Partnering with the military government, which launched the nation’s first five-year economic development plan in 1962, the first generation of Korean chaebol leaders exerted strong leadership to build the foundation of businesses from scratch, while linking their business prosperity to restoration of the war-torn nation.
The late Chung, who was born in 1915 as the eldest son of a poor peasant farming family and barely graduated from elementary school because of a lack of money, enjoyed venturing into new sectors from construction to auto to shipbuilding, armed with his “can-do-spirit.”
Both figures, however, had something in common. They built family-controlled industrial conglomerates, dubbed chaebol, with the support of the government.
Witnessing ordeals and poverty that ordinary people went through during the colonial era and the war, the two became patriotic and focused on contributing to the country’s economic development.
Leaders in pursuit of globalization
Korean companies faced growing pressure to expand abroad from the late 1980s, when the domestic market started to become saturated.
The second generation of chaebol, who had been exposed to the world beyond Korea from their childhood, drove reform measures to turn their business empires into globally competitive ones, which came along with the government’s vision to transform Korea into an export-driven economy.
Current Samsung Group chairman Lee Kun-hee, the third son of Samsung founder Lee, who took over the chairmanship on December 1987, reshuffled the group to improve the quality of its products and organizational competence in the early 1990s.
The second generation of Hyundai adopted “quality first management” as well, pressed by the globalization.
Chung Mong-koo, the eldest surviving son of Hyundai founder’s eight sons, took over Hyundai Motor business in 1999 after the automaker was split from Hyundai Group amid the founding family feud.
Internet business moguls
Entering the Internet era in the late 1990s, there was the first start-up boom in Korea and some Internet start-ups, including Naver, the nation’s dominant Web portal and search engine, became Internet empires in the early 2000s.
Different from big business groups seeking incremental improvements, Internet and mobile-based companies thought destructive innovation important for survival. Reflecting the nature of the new platform businesses, nonbureaucratic leadership is hailed at technology-driven and Internet-based companies.
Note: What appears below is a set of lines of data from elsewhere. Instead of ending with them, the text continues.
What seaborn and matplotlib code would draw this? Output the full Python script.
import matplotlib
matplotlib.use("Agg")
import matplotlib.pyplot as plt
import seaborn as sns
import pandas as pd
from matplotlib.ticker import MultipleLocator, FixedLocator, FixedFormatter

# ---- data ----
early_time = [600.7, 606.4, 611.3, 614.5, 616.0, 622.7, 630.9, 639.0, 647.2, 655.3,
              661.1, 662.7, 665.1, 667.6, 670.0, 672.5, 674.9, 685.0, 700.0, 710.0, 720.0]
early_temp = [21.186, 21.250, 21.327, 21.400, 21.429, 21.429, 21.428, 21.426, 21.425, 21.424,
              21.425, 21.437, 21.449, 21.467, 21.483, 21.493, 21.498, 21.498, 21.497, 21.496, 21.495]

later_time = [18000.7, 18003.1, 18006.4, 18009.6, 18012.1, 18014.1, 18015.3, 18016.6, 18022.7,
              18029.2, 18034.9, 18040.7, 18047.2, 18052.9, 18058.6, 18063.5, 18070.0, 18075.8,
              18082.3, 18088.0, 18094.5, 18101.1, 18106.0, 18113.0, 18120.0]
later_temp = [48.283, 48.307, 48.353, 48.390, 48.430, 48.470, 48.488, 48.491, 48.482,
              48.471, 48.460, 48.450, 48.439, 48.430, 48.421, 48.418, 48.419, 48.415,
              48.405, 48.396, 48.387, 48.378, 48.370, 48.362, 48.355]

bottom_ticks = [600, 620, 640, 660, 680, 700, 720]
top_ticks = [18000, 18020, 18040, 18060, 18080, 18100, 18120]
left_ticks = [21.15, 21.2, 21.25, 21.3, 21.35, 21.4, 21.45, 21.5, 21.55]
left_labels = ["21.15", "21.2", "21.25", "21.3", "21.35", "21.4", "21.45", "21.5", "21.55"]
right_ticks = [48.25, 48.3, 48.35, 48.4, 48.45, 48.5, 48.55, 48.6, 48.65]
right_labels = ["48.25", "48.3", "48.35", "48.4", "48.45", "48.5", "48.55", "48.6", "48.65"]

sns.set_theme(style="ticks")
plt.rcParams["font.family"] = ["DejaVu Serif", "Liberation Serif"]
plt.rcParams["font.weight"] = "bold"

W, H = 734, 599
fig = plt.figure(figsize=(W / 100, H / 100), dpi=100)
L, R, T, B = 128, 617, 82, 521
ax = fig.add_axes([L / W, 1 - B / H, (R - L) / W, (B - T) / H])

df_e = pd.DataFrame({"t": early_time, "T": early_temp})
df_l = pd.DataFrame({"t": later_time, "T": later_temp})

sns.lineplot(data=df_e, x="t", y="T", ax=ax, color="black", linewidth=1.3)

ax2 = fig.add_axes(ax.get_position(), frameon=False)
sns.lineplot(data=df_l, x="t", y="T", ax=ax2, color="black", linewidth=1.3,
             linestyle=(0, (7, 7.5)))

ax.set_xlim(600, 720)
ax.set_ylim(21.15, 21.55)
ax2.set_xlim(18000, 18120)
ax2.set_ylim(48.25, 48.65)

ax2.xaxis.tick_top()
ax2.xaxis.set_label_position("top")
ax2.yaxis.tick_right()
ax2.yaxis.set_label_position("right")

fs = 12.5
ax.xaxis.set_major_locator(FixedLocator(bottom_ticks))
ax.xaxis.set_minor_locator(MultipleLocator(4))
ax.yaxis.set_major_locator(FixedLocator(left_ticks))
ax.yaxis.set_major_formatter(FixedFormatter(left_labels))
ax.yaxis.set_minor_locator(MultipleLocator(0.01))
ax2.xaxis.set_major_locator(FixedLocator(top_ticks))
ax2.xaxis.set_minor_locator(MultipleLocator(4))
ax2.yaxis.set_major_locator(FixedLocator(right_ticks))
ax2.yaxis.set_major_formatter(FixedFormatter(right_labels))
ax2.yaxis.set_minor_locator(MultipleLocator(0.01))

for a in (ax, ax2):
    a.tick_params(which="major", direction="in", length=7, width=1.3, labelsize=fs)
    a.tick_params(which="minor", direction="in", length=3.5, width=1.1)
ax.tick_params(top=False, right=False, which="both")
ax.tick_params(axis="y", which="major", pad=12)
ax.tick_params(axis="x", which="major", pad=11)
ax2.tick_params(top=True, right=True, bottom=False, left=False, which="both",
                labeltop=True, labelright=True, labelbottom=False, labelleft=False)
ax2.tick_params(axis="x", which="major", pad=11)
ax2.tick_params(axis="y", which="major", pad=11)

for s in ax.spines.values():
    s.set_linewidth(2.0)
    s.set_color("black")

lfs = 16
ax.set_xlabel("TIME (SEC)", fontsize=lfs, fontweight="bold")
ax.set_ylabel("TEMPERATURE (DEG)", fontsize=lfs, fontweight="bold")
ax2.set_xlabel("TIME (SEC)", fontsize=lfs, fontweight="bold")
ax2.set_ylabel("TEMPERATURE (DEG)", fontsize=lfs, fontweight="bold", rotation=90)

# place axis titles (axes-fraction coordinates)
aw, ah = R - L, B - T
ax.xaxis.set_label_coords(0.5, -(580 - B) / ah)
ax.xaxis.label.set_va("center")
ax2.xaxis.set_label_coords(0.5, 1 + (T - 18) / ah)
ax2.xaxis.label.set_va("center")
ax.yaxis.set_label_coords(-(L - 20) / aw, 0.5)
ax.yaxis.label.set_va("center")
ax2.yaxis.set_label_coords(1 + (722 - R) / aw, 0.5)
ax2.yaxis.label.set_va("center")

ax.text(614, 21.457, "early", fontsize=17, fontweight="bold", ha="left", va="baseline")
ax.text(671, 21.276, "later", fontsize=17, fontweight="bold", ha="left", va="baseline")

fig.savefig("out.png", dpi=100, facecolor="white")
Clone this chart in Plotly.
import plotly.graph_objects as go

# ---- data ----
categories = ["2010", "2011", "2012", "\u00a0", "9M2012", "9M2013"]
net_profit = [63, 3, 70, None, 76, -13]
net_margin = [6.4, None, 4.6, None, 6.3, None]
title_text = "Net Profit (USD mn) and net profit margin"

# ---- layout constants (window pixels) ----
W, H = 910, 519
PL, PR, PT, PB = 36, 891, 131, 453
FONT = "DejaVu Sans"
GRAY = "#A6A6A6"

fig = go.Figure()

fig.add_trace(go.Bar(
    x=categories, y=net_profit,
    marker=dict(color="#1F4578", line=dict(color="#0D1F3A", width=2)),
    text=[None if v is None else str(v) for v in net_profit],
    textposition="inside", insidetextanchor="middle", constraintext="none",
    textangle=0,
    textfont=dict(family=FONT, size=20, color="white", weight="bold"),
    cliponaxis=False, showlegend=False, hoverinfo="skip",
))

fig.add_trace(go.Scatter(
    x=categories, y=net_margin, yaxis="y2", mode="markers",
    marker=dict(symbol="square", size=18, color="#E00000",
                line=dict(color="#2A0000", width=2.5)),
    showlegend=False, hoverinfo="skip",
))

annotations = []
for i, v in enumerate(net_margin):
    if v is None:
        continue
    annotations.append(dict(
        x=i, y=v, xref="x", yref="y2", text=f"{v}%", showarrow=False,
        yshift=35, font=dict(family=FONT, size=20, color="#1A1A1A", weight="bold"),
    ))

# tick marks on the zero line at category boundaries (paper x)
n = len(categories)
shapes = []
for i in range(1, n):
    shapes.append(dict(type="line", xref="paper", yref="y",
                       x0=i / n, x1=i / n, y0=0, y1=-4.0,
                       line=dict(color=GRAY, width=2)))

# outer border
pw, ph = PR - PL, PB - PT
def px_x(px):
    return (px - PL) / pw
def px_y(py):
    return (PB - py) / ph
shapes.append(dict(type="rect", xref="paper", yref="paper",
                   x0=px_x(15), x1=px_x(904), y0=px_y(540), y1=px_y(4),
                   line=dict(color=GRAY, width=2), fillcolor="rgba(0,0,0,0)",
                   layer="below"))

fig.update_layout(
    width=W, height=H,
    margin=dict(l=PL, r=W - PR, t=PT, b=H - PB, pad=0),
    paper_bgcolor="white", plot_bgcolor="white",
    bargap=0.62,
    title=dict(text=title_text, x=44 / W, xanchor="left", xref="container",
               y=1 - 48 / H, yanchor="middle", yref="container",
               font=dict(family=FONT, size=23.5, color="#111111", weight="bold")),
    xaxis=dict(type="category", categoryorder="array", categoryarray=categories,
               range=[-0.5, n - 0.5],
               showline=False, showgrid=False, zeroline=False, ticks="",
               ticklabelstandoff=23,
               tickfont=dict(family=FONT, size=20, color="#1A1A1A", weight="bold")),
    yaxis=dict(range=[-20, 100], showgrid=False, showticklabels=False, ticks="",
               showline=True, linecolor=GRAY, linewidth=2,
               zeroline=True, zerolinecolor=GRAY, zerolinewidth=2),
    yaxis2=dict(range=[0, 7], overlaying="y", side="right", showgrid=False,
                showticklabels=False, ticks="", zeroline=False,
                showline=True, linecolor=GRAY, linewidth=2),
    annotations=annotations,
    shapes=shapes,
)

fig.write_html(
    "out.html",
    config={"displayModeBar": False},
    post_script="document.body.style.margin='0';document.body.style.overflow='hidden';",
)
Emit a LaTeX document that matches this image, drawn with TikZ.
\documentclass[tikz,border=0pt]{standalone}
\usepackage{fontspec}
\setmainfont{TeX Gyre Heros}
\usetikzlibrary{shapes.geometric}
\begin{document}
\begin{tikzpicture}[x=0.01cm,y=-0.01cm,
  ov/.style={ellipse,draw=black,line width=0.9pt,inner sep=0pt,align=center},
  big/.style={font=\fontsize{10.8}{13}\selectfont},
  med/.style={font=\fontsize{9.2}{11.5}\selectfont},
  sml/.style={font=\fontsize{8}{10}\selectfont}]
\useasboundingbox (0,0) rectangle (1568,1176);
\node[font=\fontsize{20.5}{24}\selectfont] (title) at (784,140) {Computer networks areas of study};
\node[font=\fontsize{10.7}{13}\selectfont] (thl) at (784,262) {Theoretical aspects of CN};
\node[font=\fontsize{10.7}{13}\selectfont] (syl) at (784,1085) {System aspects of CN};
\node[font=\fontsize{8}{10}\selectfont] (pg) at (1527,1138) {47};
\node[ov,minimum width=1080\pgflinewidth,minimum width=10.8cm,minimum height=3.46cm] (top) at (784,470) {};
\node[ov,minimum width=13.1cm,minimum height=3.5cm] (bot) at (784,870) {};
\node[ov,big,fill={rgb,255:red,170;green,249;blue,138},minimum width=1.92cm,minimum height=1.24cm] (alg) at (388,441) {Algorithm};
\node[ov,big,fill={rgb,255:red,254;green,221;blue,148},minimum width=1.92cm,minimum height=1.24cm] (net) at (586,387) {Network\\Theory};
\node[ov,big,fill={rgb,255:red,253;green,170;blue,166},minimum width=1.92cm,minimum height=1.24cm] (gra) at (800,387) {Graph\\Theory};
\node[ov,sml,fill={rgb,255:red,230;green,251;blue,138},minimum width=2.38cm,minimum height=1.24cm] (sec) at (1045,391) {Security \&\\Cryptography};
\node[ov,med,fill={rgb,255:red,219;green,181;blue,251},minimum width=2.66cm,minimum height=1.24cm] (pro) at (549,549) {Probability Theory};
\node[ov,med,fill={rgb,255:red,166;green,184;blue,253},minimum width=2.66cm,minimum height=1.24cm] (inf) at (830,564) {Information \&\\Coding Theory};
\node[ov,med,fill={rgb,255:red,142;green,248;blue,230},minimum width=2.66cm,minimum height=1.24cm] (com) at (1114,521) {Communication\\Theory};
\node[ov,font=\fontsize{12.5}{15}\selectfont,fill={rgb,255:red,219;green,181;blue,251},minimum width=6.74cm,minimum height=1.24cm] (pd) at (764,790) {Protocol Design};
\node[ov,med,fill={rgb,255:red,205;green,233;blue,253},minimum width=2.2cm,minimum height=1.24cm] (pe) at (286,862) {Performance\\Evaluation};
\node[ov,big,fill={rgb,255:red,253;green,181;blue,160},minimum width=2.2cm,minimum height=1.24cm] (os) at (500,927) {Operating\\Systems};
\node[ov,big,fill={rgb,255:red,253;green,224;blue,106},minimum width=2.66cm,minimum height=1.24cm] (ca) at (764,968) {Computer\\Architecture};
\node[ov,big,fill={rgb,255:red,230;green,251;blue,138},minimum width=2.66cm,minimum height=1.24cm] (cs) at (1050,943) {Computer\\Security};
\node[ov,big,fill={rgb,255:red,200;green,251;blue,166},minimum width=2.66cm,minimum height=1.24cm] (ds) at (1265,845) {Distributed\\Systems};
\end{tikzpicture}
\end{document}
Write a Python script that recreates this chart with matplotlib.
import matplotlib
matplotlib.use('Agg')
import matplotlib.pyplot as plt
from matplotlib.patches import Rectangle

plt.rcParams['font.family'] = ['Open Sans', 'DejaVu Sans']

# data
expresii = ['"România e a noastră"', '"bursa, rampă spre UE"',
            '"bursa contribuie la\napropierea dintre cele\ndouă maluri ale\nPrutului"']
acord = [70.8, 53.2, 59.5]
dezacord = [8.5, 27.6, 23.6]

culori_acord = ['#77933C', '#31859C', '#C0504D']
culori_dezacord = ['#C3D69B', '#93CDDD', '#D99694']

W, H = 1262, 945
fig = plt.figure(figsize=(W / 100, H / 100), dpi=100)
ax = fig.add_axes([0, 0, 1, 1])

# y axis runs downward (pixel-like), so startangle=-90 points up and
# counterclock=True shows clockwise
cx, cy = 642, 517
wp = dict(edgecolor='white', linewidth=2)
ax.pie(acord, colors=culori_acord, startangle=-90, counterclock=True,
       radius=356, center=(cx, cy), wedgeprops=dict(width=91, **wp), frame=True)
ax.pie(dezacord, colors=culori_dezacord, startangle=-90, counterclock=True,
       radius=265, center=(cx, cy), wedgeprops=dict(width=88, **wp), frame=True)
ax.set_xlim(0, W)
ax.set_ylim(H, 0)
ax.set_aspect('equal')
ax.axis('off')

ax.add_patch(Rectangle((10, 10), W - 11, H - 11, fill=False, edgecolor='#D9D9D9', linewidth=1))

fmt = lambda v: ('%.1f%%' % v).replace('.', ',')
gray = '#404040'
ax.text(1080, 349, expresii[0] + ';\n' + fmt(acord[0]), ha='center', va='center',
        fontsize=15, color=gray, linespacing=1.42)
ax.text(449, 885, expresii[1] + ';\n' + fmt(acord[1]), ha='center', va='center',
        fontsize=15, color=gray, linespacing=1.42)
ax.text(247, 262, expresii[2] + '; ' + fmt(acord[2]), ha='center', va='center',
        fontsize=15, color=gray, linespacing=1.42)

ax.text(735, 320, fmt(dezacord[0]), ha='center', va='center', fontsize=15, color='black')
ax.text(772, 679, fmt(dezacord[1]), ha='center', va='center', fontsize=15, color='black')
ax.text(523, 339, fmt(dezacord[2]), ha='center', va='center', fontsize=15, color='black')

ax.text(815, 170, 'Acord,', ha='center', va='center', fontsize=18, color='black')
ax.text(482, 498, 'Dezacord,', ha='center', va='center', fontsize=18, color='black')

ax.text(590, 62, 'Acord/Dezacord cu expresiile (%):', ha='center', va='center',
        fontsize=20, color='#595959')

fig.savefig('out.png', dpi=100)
Kim Beom-soo, chairman of Daum Kakao, the operator of the mobile messenger app KakaoTalk, is often seen as a model business leader in the Internet and mobile business scene.
As a self-made entrepreneur, the 49-year-old established Kakao in 2010 as his second venture. His first venture firm was Hangame, created in 1998. The company was later merged into Naver.
Different from conglomerates, Kim has sought inorganic growth through merger and acquisition deals. Last year, Kakao merged with Daum, the country’s second-largest online search company, for $7.4 billion.
Leadership qualities in creative economy
Korean companies, big or small, are facing growing demand for innovative leaders as they are shifting to creativity-driven industries for future growth from manufacturing businesses, which are losing ground to rivals in emerging markets.
In the big business scene, Doosan Group chairman Park Yong-mann, who also leads Korean Chamber of Commerce and Industry, is one of model leaders who thinks out of the box in management. Park, the third generation of the founding family of Doosan Group, has excellent communication and people skills, both of which are rare qualities for chaebol leaders.
Engagement with and return to the society is another quality required for an era of the sharing economy.
The late Yu Il-han, who founded drugmaker Yuhan Corporation in 1926 after returning to Korea from the U.S., has long been an example for corporate social responsibility.
He believed that it is the duty and responsibility of business to contribute to the development of a society. To bring his vision to reality, he adopted employee ownership for the first time in Korea in 1962 by sharing stocks with employees after a listing. When he died at the age of 77, he contributed his wealth to a public foundation named the Korea Society and Education Aid Trust Fund.